To meet the “primarily for the benefit of employees” test, the majority of the attendees must be non-highly compensated employees. The IRS defines a “highly compensated employee” (HCE) as an employee who was a 10% owner of the business or received compensation above a statutory threshold in the preceding year. If owners, executives, or HCEs are the primary beneficiaries, the 100% deduction is jeopardized.
The expenses for spouses and dependents of employees are included in the 100% deductible cost. This is allowed as long as the event is open to all employees. The cost of providing a powerboat cruise to employees and their guests was allowed as a 100% deduction because it was made available to all employees on a non-discriminatory basis.
The de minimis fringe benefit rule, codified under Internal Revenue Code Section 132, allows for a 100% deduction. A benefit qualifies if its value is so small and the frequency of its provision is so occasional that accounting for it is administratively impractical. These benefits are excludable from the employee’s gross income and are 100% deductible by the employer.
Examples of qualifying de minimis benefits include occasional coffee, donuts, and soft drinks provided in the office. Small holiday gifts, such as a low-value gift basket or flowers, also fall under this category. Occasional tickets to a sporting or theatrical event may qualify if the value is minimal.
The IRS has ruled that items exceeding $100 in value cannot be considered de minimis. Cash and cash-equivalent items, like gift certificates redeemable for general merchandise, are never considered de minimis fringe benefits. These items are always taxable to the employee.
Non-cash employee achievement awards are 100% deductible if they meet specific criteria. The awards must be part of a meaningful presentation and not disguised compensation. They must be for length of service or safety achievement, limited to a maximum of $400 for non-qualified plan awards or $1,600 for qualified plan awards per employee per year.
The costs associated with maintaining and operating a recreational facility for employees are 100% deductible. This includes expenses for facilities like on-site gyms, swimming pools, baseball diamonds, or golf courses. This deduction is contingent upon the facility being made available to all employees on a non-discriminatory basis.
The expenses must be for the operation of the facility itself, such as maintenance, utilities, and depreciation. If the facility is used by a highly compensated group more than 50% of the time, the deduction is disallowed. The cost of meals or entertainment provided at the facility is subject to the standard deduction rules.
The cost of providing a membership to an off-site commercial gym or athletic club is a taxable benefit to the employee. However, if the employer leases the facility and makes it available to all employees, the cost is deductible. The distinction rests on whether the employer or the employee holds the membership.
The IRS requires record-keeping to substantiate any claimed deduction for employee events, meals, and entertainment. Failure to maintain adequate records can result in the disallowance of the expense. The required elements of documentation are detailed in IRS Publication 463.

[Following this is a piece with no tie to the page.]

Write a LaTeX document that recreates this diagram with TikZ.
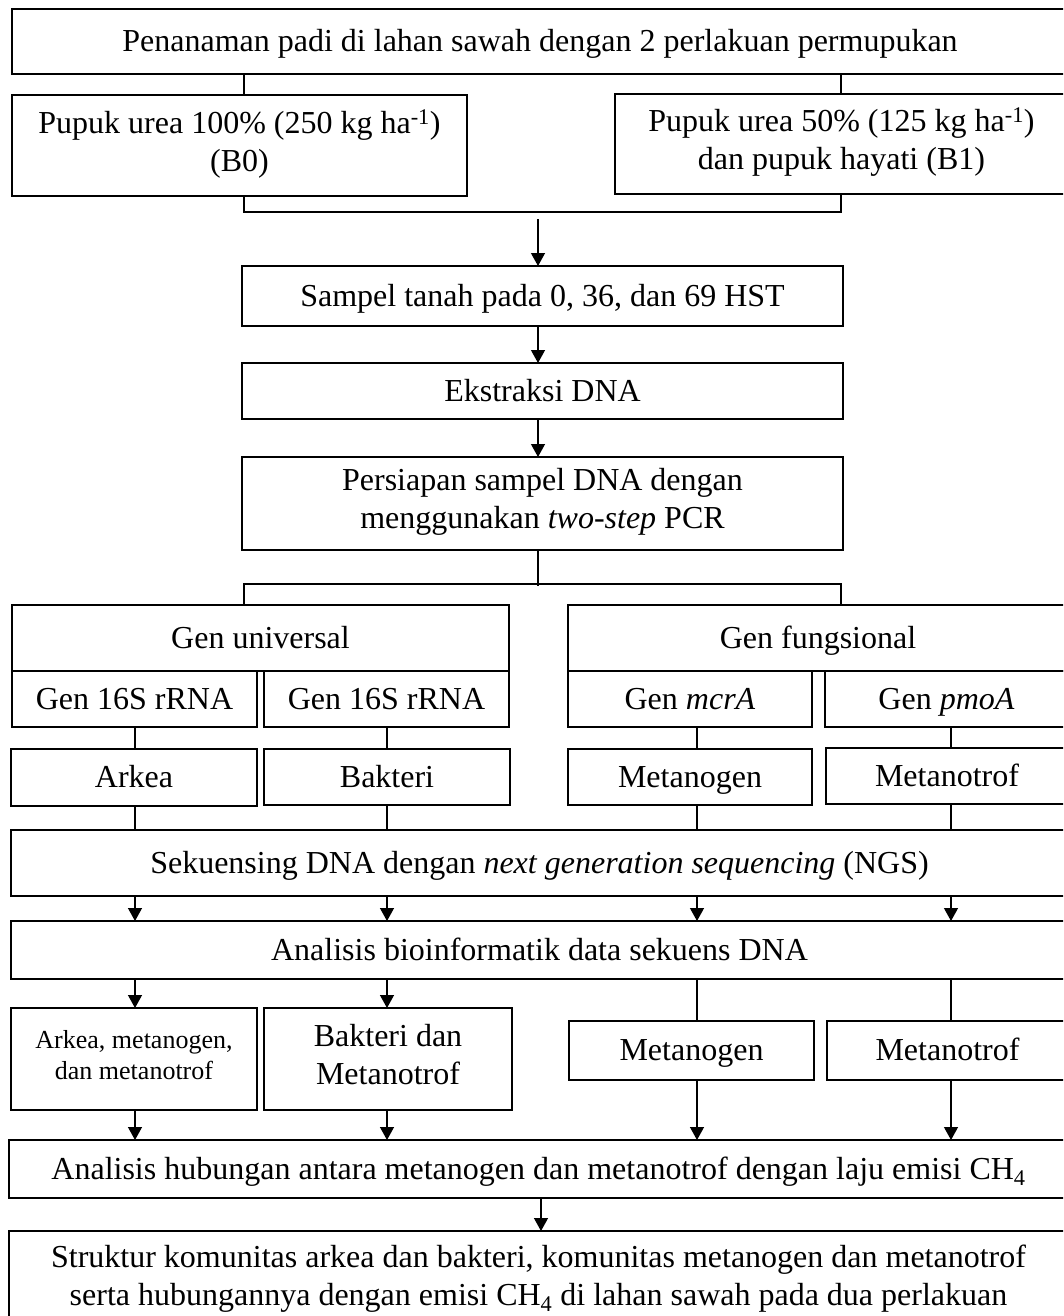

For every expense, the business must record the amount, the date and place of the expense, and the business purpose. Specifically for employee events, the documentation must establish that the primary beneficiaries were non-highly compensated employees. This may include maintaining a list of attendees with their names and job titles.
Receipts or canceled checks are required for all expenses of $75 or more. Documentation must also include a written statement noting the purpose of the event, such as improving employee morale or rewarding service. The business must separate the cost of food and beverages from any non-deductible entertainment components.